Tuesday, September 24, 2013

Long-Term Oil Price Trends

The following chart shows the 5-year, 10-year, and 20-year moving averages of the price of crude oil in inflation adjusted terms (August 2013 dollars).

Click to enlarge.

There is no good news in the 10-year and 20-year moving averages. Both are currently at record highs and climbing.

The only good news here is that the 5-year moving average is rolling over. However, this news is offset by the fact that the current price of oil @ $102.73 is well above the 5-year moving average. Should it stay there then the rolling over will be temporary.

What could cause the 5-year moving average to continue to roll over?
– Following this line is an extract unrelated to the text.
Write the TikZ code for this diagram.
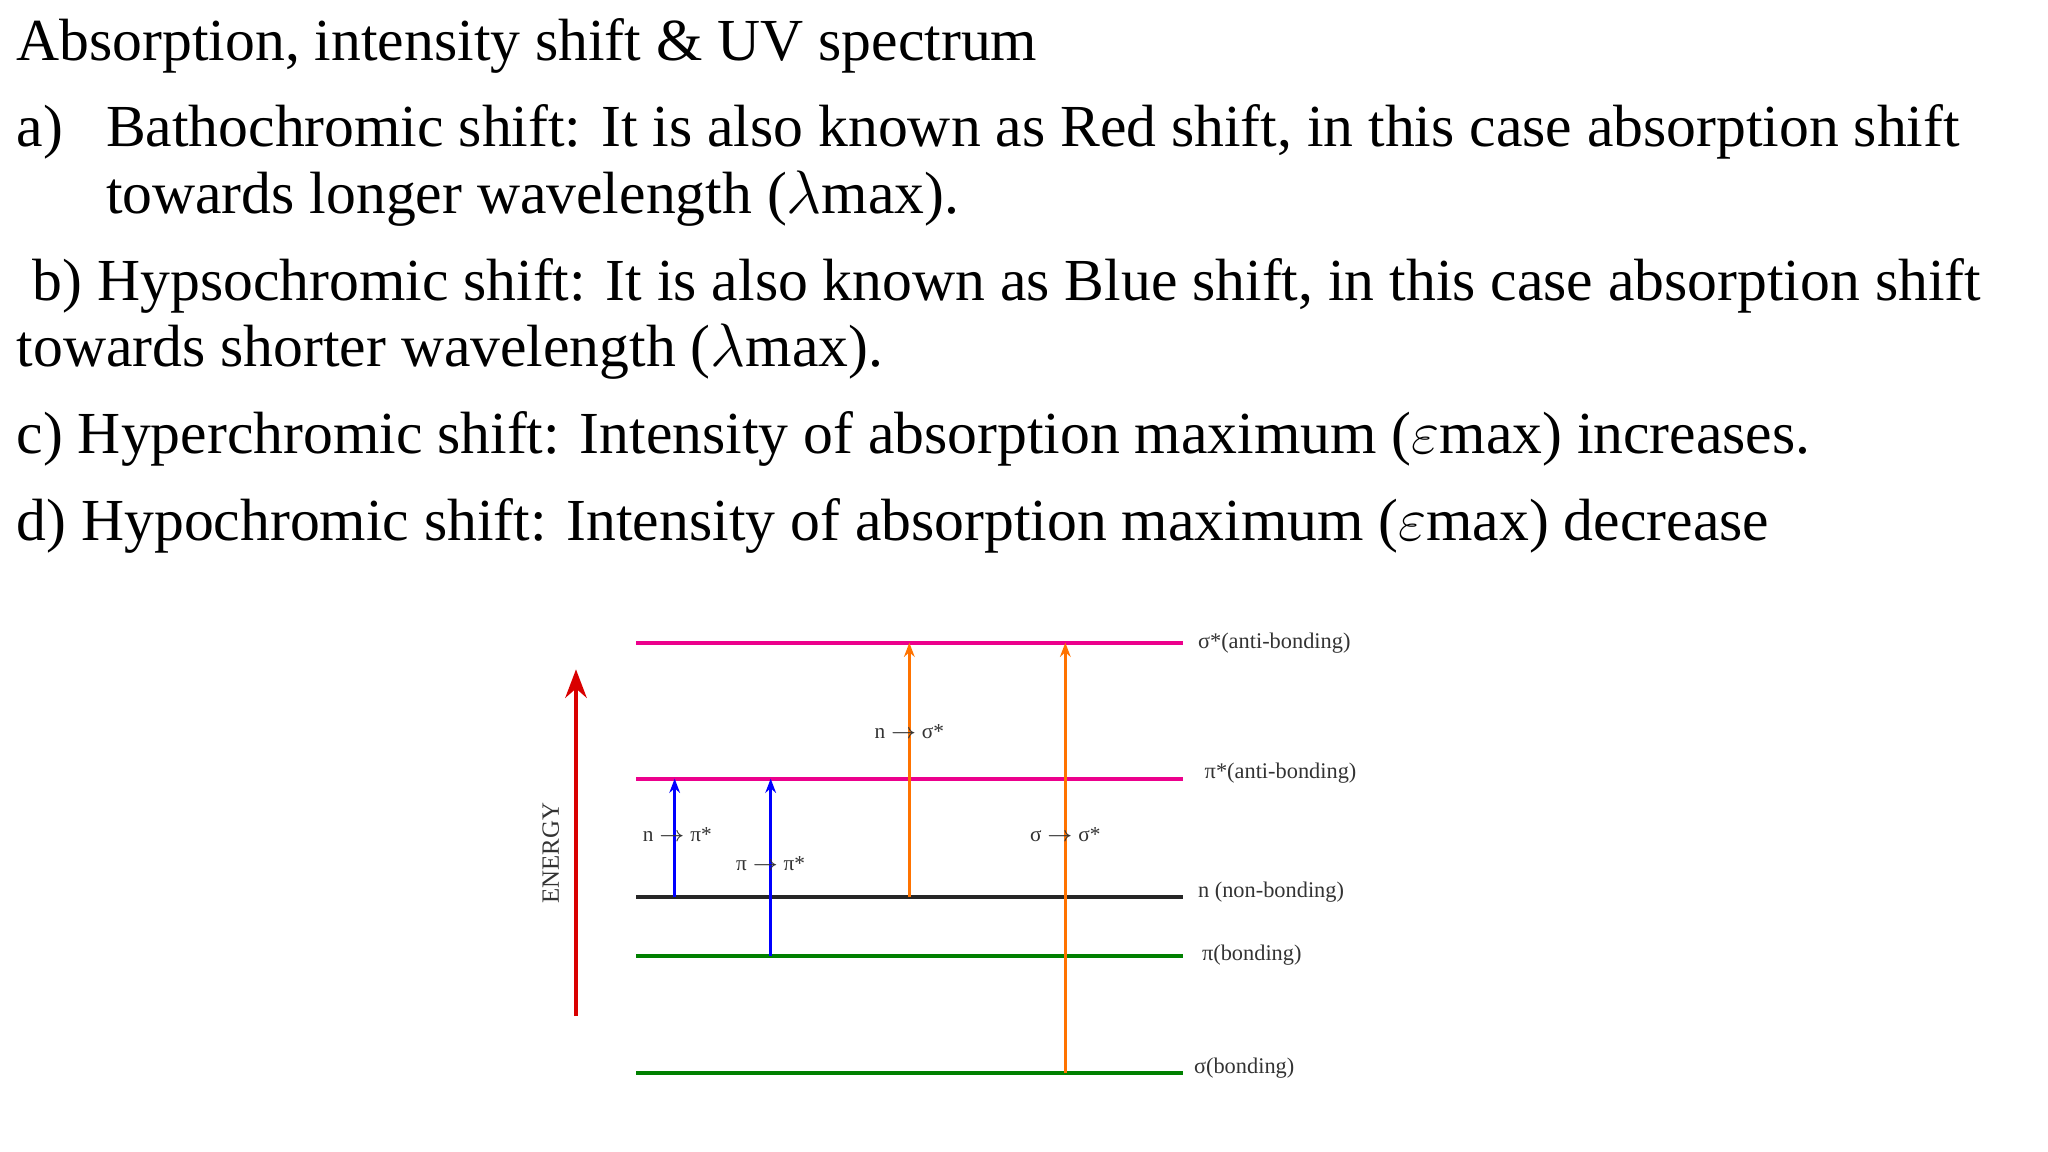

A recession brought on by high-priced oil could certainly do it. For the first time in U.S. history (March 2012 to March 2013), the real price of oil averaged more than $90 over a 5-year period (August 2013 Dollars). What a drag.

For what it is worth, nothing tends to kill higher prices like higher prices (most bubble watchers would agree). Note that the perpetually increasing upward trend in total miles driven has failed.

No predictions here, simply observations.

Source Data:
St. Louis Fed: Crude Oil Prices (WTI)
St. Louis Fed: CPI


Troy said...

I've spent the past 2 weeks driving my friend's Leaf around Santa Cruz (house-sitting again).

I get around 4 miles per kwhr. The car charges overnight, so that's 10c for 4 miles, or $1 for 40.

SO great puttering around town not having to think about gasoline costs.

Stagflationary Mark said...


It is my secret hope (not so secret now) that everyone but me converts to electric cars so that I won't have to.